Facts: Plaintiff is a paraplegic and drives a modified wheelchair-accessible minivan that requires 8 feet of clearance on the passenger side. Plaintiff bought her unit in late 2016. The parking garage underneath the association contains 888 parking spots. Most spots are assigned to residents, but 56 guest parking spots exist and 19 accessible parking spots. Plaintiff’s unit came with an assigned parking spot located in the middle of a row that was “non-handicap accessible.” At various times Plaintiff asked the association/defendant:

  1. To assign her a handicapped-accessible spot;
  2. Introduce her to her neighbors assigned to spots that were at the end of a row that she might be able to use; and
  3. To switch her spot for an accessible spot or a staff spot;

Instead of accommodating the Plaintiff, the association attorney sent Plaintiff a letter stating there “does not appear to be any nexus between the accommodation you have requested and your disability.” In March of 2018, after several requests had been denied, Plaintiff filed a complaint with HUD. On February 13, 2020, the association assigned Plaintiff an accessible spot. HUD investigated the complaint from March 2018 to September 2022, when HUD issued a charge of discrimination. 

Suit: In April of 2023, the United States brought an FHA discrimination claim in the district court against the association for “failing to reasonably accommodate a disability. The Court found that FHA claims have 5 distinct elements:

  1. That the plaintiff is handicapped within the meaning of the US Code;
  2. That the defendant knew or should reasonably be expected to know of the handicap;
  3. That accommodation of the handicap may be necessary to afford the handicapped person an equal opportunity to use and enjoy the dwelling;
  4. That the accommodation is reasonable; and
  5. That defendant refused to make the requested accommodation.

The Court held that the association essentially admitted all of the elements, except for the fourth: whether the accommodation was reasonable.
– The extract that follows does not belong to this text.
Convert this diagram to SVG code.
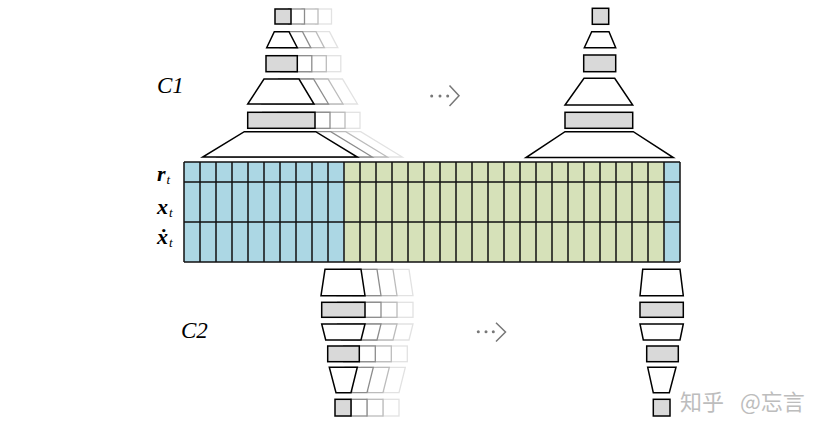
<svg xmlns="http://www.w3.org/2000/svg" width="831" height="436" viewBox="0 0 831 436">
<style>
.m{fill:#fff;stroke:#000;stroke-width:1.5;stroke-linejoin:miter}
.b{fill:#d9d9d9;stroke:#000;stroke-width:1.5}
.g1{fill:#fff;stroke:#8c8c8c;stroke-width:1.3}
.g2{fill:#fff;stroke:#bcbcbc;stroke-width:1.3}
.g3{fill:#fff;stroke:#e2e2e2;stroke-width:1.3}
.blue{fill:#acd7e4}
.green{fill:#d6e1b9}
.gl{stroke:#111;stroke-width:1.5;fill:none}
.lab{font-family:"Liberation Serif","DejaVu Serif",serif;font-style:italic;fill:#000}
.row{font-weight:bold;font-size:22px}
.sub{font-size:13px;font-weight:normal}
.dot{fill:#777}
.chev{fill:none;stroke:#777;stroke-width:1.5}
.wm{font-family:"Noto Sans CJK SC",sans-serif;font-size:22px;fill:#bdbdbd}
</style>
<rect width="831" height="436" fill="#fff"/>

<g id="grid">
<rect class="blue" x="184" y="162" width="160" height="100"/>
<rect class="green" x="344" y="162" width="320" height="100"/>
<rect class="blue" x="664" y="162" width="16" height="100"/>
<path class="gl" d="M184,162H680M184,182H680M184,222H680M184,262H680
M184,162V262M200,162V262M216,162V262M232,162V262M248,162V262M264,162V262M280,162V262M296,162V262M312,162V262M328,162V262M344,162V262
M360,162V262M376,162V262M392,162V262M408,162V262M424,162V262M440,162V262M456,162V262M472,162V262M488,162V262M504,162V262
M520,162V262M536,162V262M552,162V262M568,162V262M584,162V262M600,162V262M616,162V262M632,162V262M648,162V262M664,162V262M680,162V262"/>
</g>

<g id="row-labels">
<text class="lab row" x="157" y="181">r<tspan class="sub" dx="1" dy="3">t</tspan></text>
<text class="lab row" x="157" y="214">x<tspan class="sub" dx="1" dy="3">t</tspan></text>
<text class="lab row" x="157" y="244">ẋ<tspan class="sub" dx="1" dy="3">t</tspan></text>
</g>

<g id="label-c1"><text class="lab" x="157" y="93" font-size="23">C1</text></g>
<g id="label-c2"><text class="lab" x="181" y="338" font-size="23">C2</text></g>

<!-- C1 left with sliding ghosts -->
<g id="c1-left">
<rect class="g3" x="315.5" y="9" width="16" height="15"/>
<rect class="g2" x="302" y="9" width="16" height="15"/>
<rect class="g1" x="288.5" y="9" width="16" height="15"/>
<rect class="b" x="275" y="9" width="16" height="15"/>
<polygon class="g3" points="314.8,31.7 329.5,31.7 337.8,47.7 307.2,47.7"/>
<polygon class="g2" points="301.3,31.7 316,31.7 324.3,47.7 293.7,47.7"/>
<polygon class="g1" points="287.8,31.7 302.5,31.7 310.8,47.7 280.2,47.7"/>
<polygon class="m" points="274.3,31.7 289,31.7 297.3,47.7 266.7,47.7"/>
<rect class="g3" x="309.5" y="55.7" width="31.3" height="16"/>
<rect class="g2" x="295" y="55.7" width="31.3" height="16"/>
<rect class="g1" x="280.5" y="55.7" width="31.3" height="16"/>
<rect class="b" x="266" y="55.7" width="31.3" height="16"/>
<polygon class="g3" points="307.5,79 342.5,79 357.5,104 291.2,104"/>
<polygon class="g2" points="293,79 328,79 343,104 276.7,104"/>
<polygon class="g1" points="278.5,79 313.5,79 328.5,104 262.2,104"/>
<polygon class="m" points="264,79 299,79 314,104 247.7,104"/>
<rect class="g3" x="292.7" y="112.3" width="67.3" height="16"/>
<rect class="g2" x="277.7" y="112.3" width="67.3" height="16"/>
<rect class="g1" x="262.7" y="112.3" width="67.3" height="16"/>
<rect class="b" x="247.7" y="112.3" width="67.3" height="16"/>
<polygon class="g3" points="289.3,131.7 360.7,131.7 402.3,157 247.7,157"/>
<polygon class="g2" points="274.3,131.7 345.7,131.7 387.3,157 232.7,157"/>
<polygon class="g1" points="259.3,131.7 330.7,131.7 372.3,157 217.7,157"/>
<polygon class="m" points="244.3,131.7 315.7,131.7 357.3,157 202.7,157"/>
</g>

<g id="c1-right">
<rect class="b" x="592.3" y="8.3" width="16.4" height="16"/>
<polygon class="m" points="591.7,31.7 609,31.7 615.7,47.7 584.3,47.7"/>
<rect class="b" x="583.7" y="55" width="32" height="16.7"/>
<polygon class="m" points="584,78.3 614.7,78.3 632.7,105 565,105"/>
<rect class="b" x="565" y="112.3" width="67.7" height="16"/>
<polygon class="m" points="565,131.7 633.3,131.7 673.3,157.5 526,157.5"/>
</g>

<g id="c2-left">
<polygon class="g3" points="373,269.3 409,269.3 413,295.7 369,295.7"/>
<polygon class="g2" points="357,269.3 393,269.3 397,295.7 353,295.7"/>
<polygon class="g1" points="341,269.3 377,269.3 381,295.7 337,295.7"/>
<polygon class="m" points="325,269.3 361,269.3 365,295.7 321,295.7"/>
<rect class="g3" x="369.7" y="302.3" width="43.3" height="15"/>
<rect class="g2" x="353.7" y="302.3" width="43.3" height="15"/>
<rect class="g1" x="337.7" y="302.3" width="43.3" height="15"/>
<rect class="b" x="321.7" y="302.3" width="43.3" height="15"/>
<polygon class="g3" points="369.7,324 413,324 409,340 373.7,340"/>
<polygon class="g2" points="353.7,324 397,324 393,340 357.7,340"/>
<polygon class="g1" points="337.7,324 381,324 377,340 341.7,340"/>
<polygon class="m" points="321.7,324 365,324 361,340 325.7,340"/>
<rect class="g3" x="375.7" y="346" width="31.6" height="15.7"/>
<rect class="g2" x="359.7" y="346" width="31.6" height="15.7"/>
<rect class="g1" x="343.7" y="346" width="31.6" height="15.7"/>
<rect class="b" x="327.7" y="346" width="31.6" height="15.7"/>
<polygon class="g3" points="377.3,367.3 405.3,367.3 399,392.7 384,392.7"/>
<polygon class="g2" points="361.3,367.3 389.3,367.3 383,392.7 368,392.7"/>
<polygon class="g1" points="345.3,367.3 373.3,367.3 367,392.7 352,392.7"/>
<polygon class="m" points="329.3,367.3 357.3,367.3 351,392.7 336,392.7"/>
<rect class="g3" x="383" y="399.3" width="16" height="16.7"/>
<rect class="g2" x="367" y="399.3" width="16" height="16.7"/>
<rect class="g1" x="351" y="399.3" width="16" height="16.7"/>
<rect class="b" x="335" y="399.3" width="16" height="16.7"/>
</g>

<g id="c2-right">
<polygon class="m" points="642.7,269.3 680,269.3 683.3,295.7 640,295.7"/>
<rect class="b" x="640" y="302.3" width="43.3" height="15"/>
<polygon class="m" points="640,324 683.3,324 680,340 643.3,340"/>
<rect class="b" x="646.7" y="346" width="31.6" height="15.7"/>
<polygon class="m" points="647.7,367.3 676,367.3 669.3,392.7 653.3,392.7"/>
<rect class="b" x="653.3" y="399.3" width="16.7" height="16.7"/>
</g>

<g id="connectors">
<g id="arrow-c1">
<circle class="dot" cx="431.7" cy="96" r="1.5"/>
<circle class="dot" cx="440" cy="96" r="1.5"/>
<circle class="dot" cx="447.7" cy="96" r="1.5"/>
<polyline class="chev" points="449.5,85.5 459,95.8 449.5,106"/>
</g>
<g id="arrow-c2">
<circle class="dot" cx="478.3" cy="331.7" r="1.5"/>
<circle class="dot" cx="486" cy="331.7" r="1.5"/>
<circle class="dot" cx="493.3" cy="331.7" r="1.5"/>
<polyline class="chev" points="496,322.7 505.5,332 496,341.5"/>
</g>
</g>

<g id="watermark">
<text class="wm" x="680" y="410">知乎</text>
<text class="wm" x="740" y="410">@忘言</text>
</g>
</svg>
There were two ways for Plaintiff to meet the initial burden on this element: i) evidence that a reasonable accommodation was possible or ii) by showing that the accommodation was “reasonable on its face.” Plaintiff met both since the association actually assigned her a spot 2 years after her request and since there are “numerous” cases finding that the assignment of an accessible parking spot is a reasonable accommodation. The association tried a number of defenses, including that assigning Plaintiff a handicapped spot would create a “tragedy of commons” resulting in a shortfall of accessible spaces because so many people would request them. The court found this argument “meritless” citing Ninth Circuit cases that had held such an argument “premature” and that parking adjustments are normally required only in “unusual circumstances.”